Inwestorzy zagraniczni wycofują kapitały z Bułgarii, informuje dziennik "Dniewnik". Świadczą o tym opublikowane dane bułgarskiego banku centralnego.
W pierwszym kwartale 2010 r. po raz pierwszy od początku kryzysu gospodarczego, z Bułgarii wypłynęło więcej kapitału niż do niej weszło. Bilans za pierwsze trzy miesiące tego roku jest negatywny - minus 21,9 mln euro (0,1 proc. PKB).
Tylko w marcu z kraju wypłynęło 168,8 mln euro. W pierwszym kwartale 2009 r. do Bułgarii weszło 926 mln euro (2,7 proc. PKB).

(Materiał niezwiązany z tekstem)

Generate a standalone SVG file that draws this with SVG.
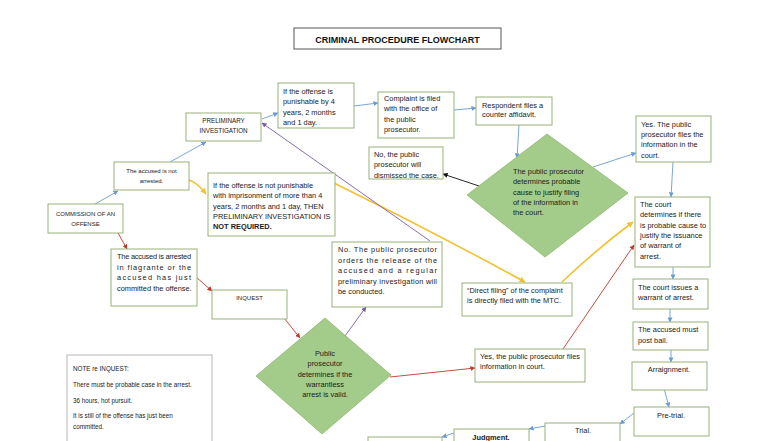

Od października 2008 r., kiedy w Bułgarii dały o sobie znać oznaki kryzysu, były miesiące z negatywnym bilansem, lecz cały kwartał - jeszcze nie.
Ogromny spadek inwestycji
Tendencja spadkowa była jasna już kilka tygodni temu, kiedy bank centralny podał, że w pierwszych dwóch miesiącach bieżącego roku odnotowano dwudziestokrotny spadek inwestycji zagranicznych w porównaniu z 2009 r.
Według danych bułgarskiego banku centralnego, bezpośrednią inwestycją zagraniczną jest nabycie co najmniej 10 proc. udziałów danej spółki i następne wynikające z tego transakcje, m.in. podział zysku, zmiana udziałów oddzielnych udziałowców.

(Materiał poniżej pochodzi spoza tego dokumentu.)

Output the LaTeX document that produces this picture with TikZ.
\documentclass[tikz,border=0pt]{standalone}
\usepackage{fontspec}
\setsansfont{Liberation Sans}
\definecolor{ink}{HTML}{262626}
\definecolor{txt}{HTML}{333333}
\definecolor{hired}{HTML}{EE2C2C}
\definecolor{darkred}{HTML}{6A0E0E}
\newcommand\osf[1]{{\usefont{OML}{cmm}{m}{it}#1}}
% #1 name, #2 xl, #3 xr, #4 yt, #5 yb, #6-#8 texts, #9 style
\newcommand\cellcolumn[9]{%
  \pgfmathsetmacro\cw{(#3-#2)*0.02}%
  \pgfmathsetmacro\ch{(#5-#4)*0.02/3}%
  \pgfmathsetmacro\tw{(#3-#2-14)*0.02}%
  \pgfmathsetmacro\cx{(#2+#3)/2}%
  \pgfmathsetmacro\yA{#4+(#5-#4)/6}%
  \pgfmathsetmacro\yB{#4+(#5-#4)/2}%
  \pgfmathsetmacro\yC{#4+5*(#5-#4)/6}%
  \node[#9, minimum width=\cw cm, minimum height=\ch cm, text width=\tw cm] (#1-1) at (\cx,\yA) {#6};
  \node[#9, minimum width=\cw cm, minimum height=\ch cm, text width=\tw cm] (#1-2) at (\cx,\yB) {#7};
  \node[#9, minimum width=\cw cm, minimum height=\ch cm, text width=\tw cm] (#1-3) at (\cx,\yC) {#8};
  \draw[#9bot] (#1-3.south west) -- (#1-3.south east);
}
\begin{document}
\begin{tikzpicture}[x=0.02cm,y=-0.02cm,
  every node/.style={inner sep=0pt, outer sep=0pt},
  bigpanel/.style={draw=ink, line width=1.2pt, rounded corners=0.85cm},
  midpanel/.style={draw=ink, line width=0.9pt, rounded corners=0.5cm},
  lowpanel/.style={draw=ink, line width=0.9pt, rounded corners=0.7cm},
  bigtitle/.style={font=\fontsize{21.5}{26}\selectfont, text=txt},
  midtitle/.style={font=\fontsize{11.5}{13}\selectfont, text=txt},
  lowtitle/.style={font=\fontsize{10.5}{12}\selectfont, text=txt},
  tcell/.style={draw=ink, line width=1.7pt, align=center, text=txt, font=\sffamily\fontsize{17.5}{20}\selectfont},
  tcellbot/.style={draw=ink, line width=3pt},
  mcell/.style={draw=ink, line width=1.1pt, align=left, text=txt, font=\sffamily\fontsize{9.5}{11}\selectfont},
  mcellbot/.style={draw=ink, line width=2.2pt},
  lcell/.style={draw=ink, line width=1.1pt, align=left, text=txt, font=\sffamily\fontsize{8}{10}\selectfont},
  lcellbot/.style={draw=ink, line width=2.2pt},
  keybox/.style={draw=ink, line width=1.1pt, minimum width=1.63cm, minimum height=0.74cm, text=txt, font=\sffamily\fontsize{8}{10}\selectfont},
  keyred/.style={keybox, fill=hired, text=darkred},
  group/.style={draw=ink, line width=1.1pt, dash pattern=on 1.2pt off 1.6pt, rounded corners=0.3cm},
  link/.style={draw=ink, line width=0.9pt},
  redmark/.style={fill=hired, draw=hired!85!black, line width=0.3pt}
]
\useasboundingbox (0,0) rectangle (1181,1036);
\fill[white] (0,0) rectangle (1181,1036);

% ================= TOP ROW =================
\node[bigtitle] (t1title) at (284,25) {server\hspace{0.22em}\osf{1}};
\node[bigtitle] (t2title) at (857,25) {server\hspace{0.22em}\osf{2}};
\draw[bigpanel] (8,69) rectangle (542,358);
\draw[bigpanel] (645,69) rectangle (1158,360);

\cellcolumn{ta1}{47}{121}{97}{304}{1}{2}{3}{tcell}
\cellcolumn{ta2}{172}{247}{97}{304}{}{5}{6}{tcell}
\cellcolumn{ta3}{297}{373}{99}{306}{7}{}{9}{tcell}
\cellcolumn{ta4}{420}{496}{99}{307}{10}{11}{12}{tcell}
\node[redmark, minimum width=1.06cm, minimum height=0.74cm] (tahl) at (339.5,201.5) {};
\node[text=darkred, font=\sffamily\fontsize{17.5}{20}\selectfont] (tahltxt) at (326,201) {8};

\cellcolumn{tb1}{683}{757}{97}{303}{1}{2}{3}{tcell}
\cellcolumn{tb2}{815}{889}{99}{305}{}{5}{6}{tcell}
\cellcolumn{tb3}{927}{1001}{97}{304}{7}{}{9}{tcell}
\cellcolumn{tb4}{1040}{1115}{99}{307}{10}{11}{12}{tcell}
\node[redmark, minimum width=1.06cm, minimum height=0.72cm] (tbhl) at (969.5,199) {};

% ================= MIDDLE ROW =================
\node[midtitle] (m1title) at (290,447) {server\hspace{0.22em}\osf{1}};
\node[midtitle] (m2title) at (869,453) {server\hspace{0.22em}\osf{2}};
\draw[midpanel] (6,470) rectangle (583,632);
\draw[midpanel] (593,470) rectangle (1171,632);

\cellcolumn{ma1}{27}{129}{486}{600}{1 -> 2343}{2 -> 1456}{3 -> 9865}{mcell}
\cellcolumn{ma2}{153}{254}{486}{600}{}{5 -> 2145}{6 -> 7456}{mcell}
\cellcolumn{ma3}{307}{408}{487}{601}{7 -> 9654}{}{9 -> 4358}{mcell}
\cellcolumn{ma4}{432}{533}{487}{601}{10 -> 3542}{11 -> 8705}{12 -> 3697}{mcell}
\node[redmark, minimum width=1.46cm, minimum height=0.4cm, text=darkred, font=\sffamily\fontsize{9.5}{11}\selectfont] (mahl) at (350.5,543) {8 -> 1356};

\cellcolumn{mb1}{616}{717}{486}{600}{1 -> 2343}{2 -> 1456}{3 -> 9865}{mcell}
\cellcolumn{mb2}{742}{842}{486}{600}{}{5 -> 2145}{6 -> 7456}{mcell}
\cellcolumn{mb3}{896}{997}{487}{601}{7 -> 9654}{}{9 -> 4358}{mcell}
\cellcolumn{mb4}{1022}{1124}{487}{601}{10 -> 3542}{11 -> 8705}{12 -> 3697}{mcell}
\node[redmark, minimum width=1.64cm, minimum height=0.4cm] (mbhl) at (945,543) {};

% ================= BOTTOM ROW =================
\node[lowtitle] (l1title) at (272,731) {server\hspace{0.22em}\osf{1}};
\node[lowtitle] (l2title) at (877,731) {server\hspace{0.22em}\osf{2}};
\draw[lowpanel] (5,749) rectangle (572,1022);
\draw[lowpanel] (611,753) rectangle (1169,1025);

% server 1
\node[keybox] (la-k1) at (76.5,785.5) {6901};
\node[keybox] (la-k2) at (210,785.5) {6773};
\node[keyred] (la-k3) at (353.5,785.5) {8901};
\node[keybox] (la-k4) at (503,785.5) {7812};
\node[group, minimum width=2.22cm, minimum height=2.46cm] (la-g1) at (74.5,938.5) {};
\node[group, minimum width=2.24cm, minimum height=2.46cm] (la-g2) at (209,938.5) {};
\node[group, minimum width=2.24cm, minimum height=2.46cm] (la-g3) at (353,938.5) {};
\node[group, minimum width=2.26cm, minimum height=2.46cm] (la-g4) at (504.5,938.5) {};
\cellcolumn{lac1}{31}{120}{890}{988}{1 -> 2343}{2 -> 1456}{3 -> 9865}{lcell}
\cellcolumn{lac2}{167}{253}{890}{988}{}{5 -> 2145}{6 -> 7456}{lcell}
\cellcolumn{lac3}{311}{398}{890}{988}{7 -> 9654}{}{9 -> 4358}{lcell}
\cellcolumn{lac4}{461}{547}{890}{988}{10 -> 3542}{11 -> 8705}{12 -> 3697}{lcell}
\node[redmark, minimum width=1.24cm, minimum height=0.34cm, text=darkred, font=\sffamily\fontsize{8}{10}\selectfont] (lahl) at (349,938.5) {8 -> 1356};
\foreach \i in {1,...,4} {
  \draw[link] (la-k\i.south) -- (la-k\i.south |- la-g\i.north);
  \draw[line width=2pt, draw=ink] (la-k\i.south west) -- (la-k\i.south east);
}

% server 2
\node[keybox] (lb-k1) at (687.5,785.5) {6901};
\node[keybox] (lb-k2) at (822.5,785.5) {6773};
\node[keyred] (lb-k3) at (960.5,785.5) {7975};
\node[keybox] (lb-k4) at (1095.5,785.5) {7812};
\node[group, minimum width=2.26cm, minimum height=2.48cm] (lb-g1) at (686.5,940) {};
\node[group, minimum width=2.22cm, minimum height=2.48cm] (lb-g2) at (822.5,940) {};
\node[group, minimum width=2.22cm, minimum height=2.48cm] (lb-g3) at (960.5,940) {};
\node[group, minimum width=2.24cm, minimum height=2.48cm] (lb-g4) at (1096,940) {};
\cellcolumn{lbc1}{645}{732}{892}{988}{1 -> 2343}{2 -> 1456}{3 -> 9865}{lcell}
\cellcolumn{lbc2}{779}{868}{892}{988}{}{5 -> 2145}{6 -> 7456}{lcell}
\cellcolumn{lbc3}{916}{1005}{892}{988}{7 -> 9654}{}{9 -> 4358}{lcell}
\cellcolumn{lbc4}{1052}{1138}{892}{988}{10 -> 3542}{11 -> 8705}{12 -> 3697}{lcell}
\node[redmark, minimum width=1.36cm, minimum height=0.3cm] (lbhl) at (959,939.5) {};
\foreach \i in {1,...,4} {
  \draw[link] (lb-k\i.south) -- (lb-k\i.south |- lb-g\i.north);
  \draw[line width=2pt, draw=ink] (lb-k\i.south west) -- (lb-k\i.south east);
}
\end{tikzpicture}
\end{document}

Od stycznia żaden inwestor zagraniczny nie nabył powyżej 10 proc. w bułgarskiej spółce - wynika z publikowanych statystyk.
Rachunek się nie pokrywa
Spadek bezpośrednich inwestycji zagranicznych oznacza, że deficyt rachunku bieżącego nie pokrywa się z przyciąganiem kapitału. Rok temu kapitał zagraniczny pokrywał ponad 50 proc. deficytu rachunku bieżącego. Za pierwszy kwartał deficyt rachunku bieżącego wyniósł 489 mln euro.